3. Why results are mixed — methodological limits and contextual drivers
Divergent findings stem from study design, case selection, and contextual variation. Cross-jurisdictional comparisons risk confounding by election timing, competitiveness, and concurrent ballot measures; single-case studies can overstate effects if the jurisdiction experienced unique events or high-profile races during RCV adoption. Some scholars demonstrate null or negative effects in specific settings, particularly where voters faced steep learning curves and where RCV was implemented in low-salience contests [1]. The literature repeatedly flags that measurement choices—aggregate vs individual-level turnout, short-term vs long-term effects—shape conclusions, making synthesis dependent on careful controls and diverse datasets [1].
4. Who wins and who loses — subgroup variation in turnout effects
Recent work probes racial and age subgroups and finds uneven effects. Several studies report increased turnout among youth and no declines among people of color, while other analyses show depressed participation among specific racial groups in some mayoral contests, suggesting variation by locality and outreach efforts [5] [1]. The August 2024 study notes campaigns in RCV places engaged in more direct contacting, which plausibly explains uplift among groups more reachable through mobilization; conversely, where such mobilization was absent, the cognitive burden of ballot ranking may have been a deterrent. The bottom line: subgroup outcomes depend on concurrent campaign behavior and local civic infrastructure, not solely the voting method [2] [1].
5. Mechanisms and plausible causal pathways — contact, candidate entry, and complexity
Researchers identify three causal pathways: increased campaign contact and mobilization, greater candidate entry/diversity that raises voter interest, and the informational/ballot complexity that can either mobilize or demobilize voters. Evidence from administrative records ties higher contact rates to turnout increases in RCV locales, supporting the mobilization pathway; other studies document more candidates and perceived vote efficacy under RCV, which can raise participation [2] [3]. At the same time, scholarship warns that higher information costs for voters unfamiliar with RCV can reduce turnout absent outreach, so the method’s net effect depends on whether mobilization and candidate dynamics outweigh complexity costs [1].

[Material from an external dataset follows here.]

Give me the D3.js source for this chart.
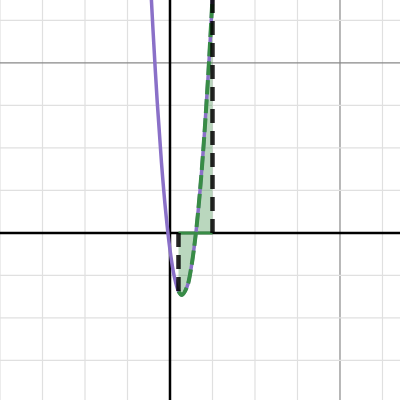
<!DOCTYPE html>
<html>
<head>
<meta charset="utf-8">
<script src="https://cdn.jsdelivr.net/npm/d3@7"></script>
<style>body{margin:0;background:#fff}</style>
</head>
<body>
<svg width="400" height="400"></svg>
<script>
const svg = d3.select("svg");
const width = +svg.attr("width");
const height = +svg.attr("height");

// points
const xs = [-0.45, -0.4, -0.3, -0.2, -0.1, 0, 0.1, 0.2, 0.28, 0.4, 0.5, 0.6, 0.7, 0.8, 0.9, 1.0, 1.05];
const ys = [5.73, 4.78, 3.08, 1.65, 0.49, -0.40, -1.02, -1.37, -1.46, -1.27, -0.81, -0.08, 0.92, 2.19, 3.73, 5.54, 6.54];
const shadeFrom = 0.2;
const shadeTo = 1.0;
const minorTicks = d3.range(-4, 6);
const majorTicks = [4];

const pts = xs.map((x, i) => ({x, y: ys[i]}));

const x = d3.scaleLinear().domain([-4, 5.412]).range([0, width]);
const y = d3.scaleLinear().domain([-3.93, 5.48]).range([height, 0]);

const g = svg.append("g");
g.selectAll(".vx").data(minorTicks).enter().append("line")
    .attr("x1", d => x(d)).attr("x2", d => x(d)).attr("y1", 0).attr("y2", height)
    .attr("stroke", d => majorTicks.includes(d) ? "#888" : "#e0e0e0").attr("stroke-width", 1.2);
g.selectAll(".hy").data(d3.range(-3, 6)).enter().append("line")
    .attr("y1", d => y(d)).attr("y2", d => y(d)).attr("x1", 0).attr("x2", width)
    .attr("stroke", d => majorTicks.includes(d) ? "#888" : "#e0e0e0").attr("stroke-width", 1.2);

g.append("line").attr("x1", x(0)).attr("x2", x(0)).attr("y1", 0).attr("y2", height)
    .attr("stroke", "#000").attr("stroke-width", 2.5);
g.append("line").attr("y1", y(0)).attr("y2", y(0)).attr("x1", 0).attr("x2", width)
    .attr("stroke", "#000").attr("stroke-width", 2.5);

const curve = d3.line().x(d => x(d.x)).y(d => y(d.y)).curve(d3.curveCatmullRom);
const shadePts = pts.filter(d => d.x >= shadeFrom && d.x <= shadeTo);
const area = d3.area().x(d => x(d.x)).y0(y(0)).y1(d => y(d.y)).curve(d3.curveCatmullRom);

svg.append("path").datum(shadePts).attr("d", area)
    .attr("fill", "#388c46").attr("fill-opacity", 0.35);
svg.append("line").attr("x1", x(shadeFrom)).attr("x2", x(shadeTo)).attr("y1", y(0)).attr("y2", y(0))
    .attr("stroke", "#388c46").attr("stroke-width", 3);

svg.append("path").datum(pts).attr("d", curve)
    .attr("fill", "none").attr("stroke", "#8a70c8").attr("stroke-width", 3.5);
svg.append("path").datum(shadePts).attr("d", curve)
    .attr("fill", "none").attr("stroke", "#388c46").attr("stroke-width", 4)
    .attr("stroke-dasharray", "14 5");

const fAt = v => ys[xs.indexOf(v)];
svg.selectAll(".edge").data([shadeFrom, shadeTo]).enter().append("line")
    .attr("x1", d => x(d)).attr("x2", d => x(d))
    .attr("y1", y(0)).attr("y2", d => Math.max(0, y(fAt(d))))
    .attr("stroke", "#000").attr("stroke-width", 4.5).attr("stroke-dasharray", "14 8")
    .attr("stroke-opacity", 0.85);
</script>
</body>
</html>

6. Bottom line and what researchers still need to settle the question
The preponderance of recent, carefully controlled studies points to a modest positive effect of RCV on turnout in municipal and local contexts when accompanied by active campaigning and voter education, but results are not universal and subgroup heterogeneity is real. Future work needs longer-term panels, randomized or quasi-experimental designs around adoption, and systematic reporting on voter education and campaign contact to isolate the voting method’s independent effect. Policymakers should treat RCV as a potentially turnout-enhancing reform contingent on implementation choices—education, outreach, and election timing—rather than a guaranteed turnout panacea [2] [1].